To do :: Omitting the pictures, copy exactly each line from the one containing "Reproduce this chart with matplotlib." up to and including the one containing "plt.rcParams['font.family'] = ['Noto".

Material to process ::

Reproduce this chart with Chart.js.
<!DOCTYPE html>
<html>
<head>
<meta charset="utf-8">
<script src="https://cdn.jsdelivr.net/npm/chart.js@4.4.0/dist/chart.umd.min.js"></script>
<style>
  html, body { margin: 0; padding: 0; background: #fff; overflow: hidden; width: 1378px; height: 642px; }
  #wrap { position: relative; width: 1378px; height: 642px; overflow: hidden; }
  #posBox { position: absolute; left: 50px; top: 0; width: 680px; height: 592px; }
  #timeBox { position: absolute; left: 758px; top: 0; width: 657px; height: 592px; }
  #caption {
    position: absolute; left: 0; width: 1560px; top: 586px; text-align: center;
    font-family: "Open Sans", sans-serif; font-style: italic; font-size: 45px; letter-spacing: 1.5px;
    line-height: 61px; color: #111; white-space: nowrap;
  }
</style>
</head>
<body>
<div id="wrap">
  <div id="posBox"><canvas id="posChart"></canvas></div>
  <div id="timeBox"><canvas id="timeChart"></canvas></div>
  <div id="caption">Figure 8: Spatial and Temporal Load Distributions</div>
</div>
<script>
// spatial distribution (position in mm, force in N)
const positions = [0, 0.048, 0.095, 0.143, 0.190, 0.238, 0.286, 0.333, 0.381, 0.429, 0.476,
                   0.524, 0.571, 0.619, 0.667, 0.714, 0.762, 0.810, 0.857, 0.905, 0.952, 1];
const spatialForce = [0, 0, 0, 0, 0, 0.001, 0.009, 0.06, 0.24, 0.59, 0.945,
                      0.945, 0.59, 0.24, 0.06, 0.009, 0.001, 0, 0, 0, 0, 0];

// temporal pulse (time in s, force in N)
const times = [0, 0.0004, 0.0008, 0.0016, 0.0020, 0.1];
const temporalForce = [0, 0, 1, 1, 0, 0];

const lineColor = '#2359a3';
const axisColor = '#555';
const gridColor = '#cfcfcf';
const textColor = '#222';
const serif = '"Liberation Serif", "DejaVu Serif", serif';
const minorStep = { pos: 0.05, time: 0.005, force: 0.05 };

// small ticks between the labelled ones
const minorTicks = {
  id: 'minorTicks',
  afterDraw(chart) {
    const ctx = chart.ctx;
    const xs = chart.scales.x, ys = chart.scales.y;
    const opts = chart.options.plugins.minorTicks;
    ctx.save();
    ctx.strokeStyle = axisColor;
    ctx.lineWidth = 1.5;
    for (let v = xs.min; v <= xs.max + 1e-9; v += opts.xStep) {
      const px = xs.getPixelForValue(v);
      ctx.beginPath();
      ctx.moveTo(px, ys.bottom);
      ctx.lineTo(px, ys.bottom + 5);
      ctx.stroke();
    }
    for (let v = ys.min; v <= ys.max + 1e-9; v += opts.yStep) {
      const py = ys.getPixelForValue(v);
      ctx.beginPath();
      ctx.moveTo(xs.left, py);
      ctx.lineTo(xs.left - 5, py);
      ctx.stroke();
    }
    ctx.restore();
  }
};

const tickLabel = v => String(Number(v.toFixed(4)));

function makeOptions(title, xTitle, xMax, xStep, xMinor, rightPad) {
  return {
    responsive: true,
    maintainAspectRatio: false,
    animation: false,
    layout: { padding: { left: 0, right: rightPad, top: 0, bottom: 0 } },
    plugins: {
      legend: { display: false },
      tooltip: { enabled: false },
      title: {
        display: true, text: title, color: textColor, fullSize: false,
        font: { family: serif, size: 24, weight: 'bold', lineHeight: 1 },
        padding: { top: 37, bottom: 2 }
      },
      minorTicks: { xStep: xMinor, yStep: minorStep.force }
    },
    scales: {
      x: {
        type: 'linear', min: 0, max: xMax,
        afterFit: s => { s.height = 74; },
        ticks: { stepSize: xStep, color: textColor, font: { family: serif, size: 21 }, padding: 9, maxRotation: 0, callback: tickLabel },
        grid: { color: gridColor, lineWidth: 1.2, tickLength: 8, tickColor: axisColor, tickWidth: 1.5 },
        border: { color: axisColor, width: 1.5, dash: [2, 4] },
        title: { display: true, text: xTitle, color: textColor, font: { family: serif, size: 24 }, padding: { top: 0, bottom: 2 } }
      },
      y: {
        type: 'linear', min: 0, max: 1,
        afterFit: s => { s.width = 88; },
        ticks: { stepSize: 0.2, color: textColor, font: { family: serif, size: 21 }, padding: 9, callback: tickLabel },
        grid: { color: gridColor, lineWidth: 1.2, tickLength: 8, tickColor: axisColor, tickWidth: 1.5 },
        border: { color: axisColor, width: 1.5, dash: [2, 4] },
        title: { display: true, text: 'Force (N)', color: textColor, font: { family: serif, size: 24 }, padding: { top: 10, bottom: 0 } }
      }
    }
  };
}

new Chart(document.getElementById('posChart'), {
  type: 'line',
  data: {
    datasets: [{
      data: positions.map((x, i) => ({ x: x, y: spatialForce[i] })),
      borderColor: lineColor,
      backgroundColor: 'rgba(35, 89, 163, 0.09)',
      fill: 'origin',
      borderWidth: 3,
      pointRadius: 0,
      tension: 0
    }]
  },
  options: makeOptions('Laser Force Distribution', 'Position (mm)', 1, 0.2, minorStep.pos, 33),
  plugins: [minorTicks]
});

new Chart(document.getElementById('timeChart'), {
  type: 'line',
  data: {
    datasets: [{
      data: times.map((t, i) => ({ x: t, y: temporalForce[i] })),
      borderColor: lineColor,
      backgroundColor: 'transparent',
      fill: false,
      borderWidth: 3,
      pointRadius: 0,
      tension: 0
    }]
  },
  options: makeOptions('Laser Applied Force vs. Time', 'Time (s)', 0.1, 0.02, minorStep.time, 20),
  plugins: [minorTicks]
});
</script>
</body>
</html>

...

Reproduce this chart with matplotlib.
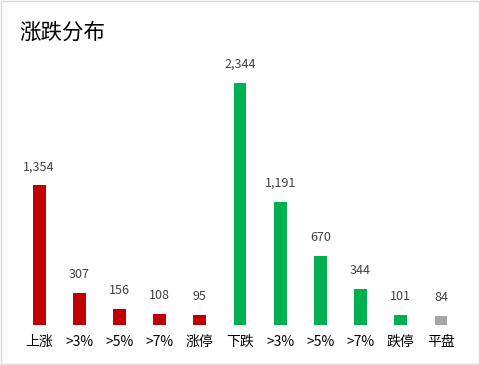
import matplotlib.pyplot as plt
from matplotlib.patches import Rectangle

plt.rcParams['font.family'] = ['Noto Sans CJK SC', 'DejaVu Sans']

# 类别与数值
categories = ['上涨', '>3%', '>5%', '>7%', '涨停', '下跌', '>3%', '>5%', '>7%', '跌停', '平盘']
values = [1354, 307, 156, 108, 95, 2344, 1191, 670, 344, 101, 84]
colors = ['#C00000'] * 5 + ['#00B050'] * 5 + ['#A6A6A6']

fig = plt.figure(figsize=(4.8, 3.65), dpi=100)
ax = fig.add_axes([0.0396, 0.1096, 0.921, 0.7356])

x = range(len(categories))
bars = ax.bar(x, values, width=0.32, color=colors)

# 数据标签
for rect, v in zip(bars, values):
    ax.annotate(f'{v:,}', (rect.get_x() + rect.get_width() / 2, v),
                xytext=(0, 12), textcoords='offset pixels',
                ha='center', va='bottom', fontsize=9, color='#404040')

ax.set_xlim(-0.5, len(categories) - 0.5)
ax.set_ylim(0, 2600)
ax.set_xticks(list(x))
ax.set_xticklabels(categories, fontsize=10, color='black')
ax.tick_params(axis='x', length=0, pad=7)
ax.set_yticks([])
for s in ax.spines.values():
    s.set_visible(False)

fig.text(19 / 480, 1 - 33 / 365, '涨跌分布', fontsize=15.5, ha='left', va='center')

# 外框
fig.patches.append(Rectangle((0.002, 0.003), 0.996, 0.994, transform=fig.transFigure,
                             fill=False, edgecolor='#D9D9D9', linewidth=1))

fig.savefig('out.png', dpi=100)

Written response ::
Reproduce this chart with matplotlib.
import matplotlib.pyplot as plt
from matplotlib.patches import Rectangle

plt.rcParams['font.family'] = ['Noto Sans CJK SC', 'DejaVu Sans']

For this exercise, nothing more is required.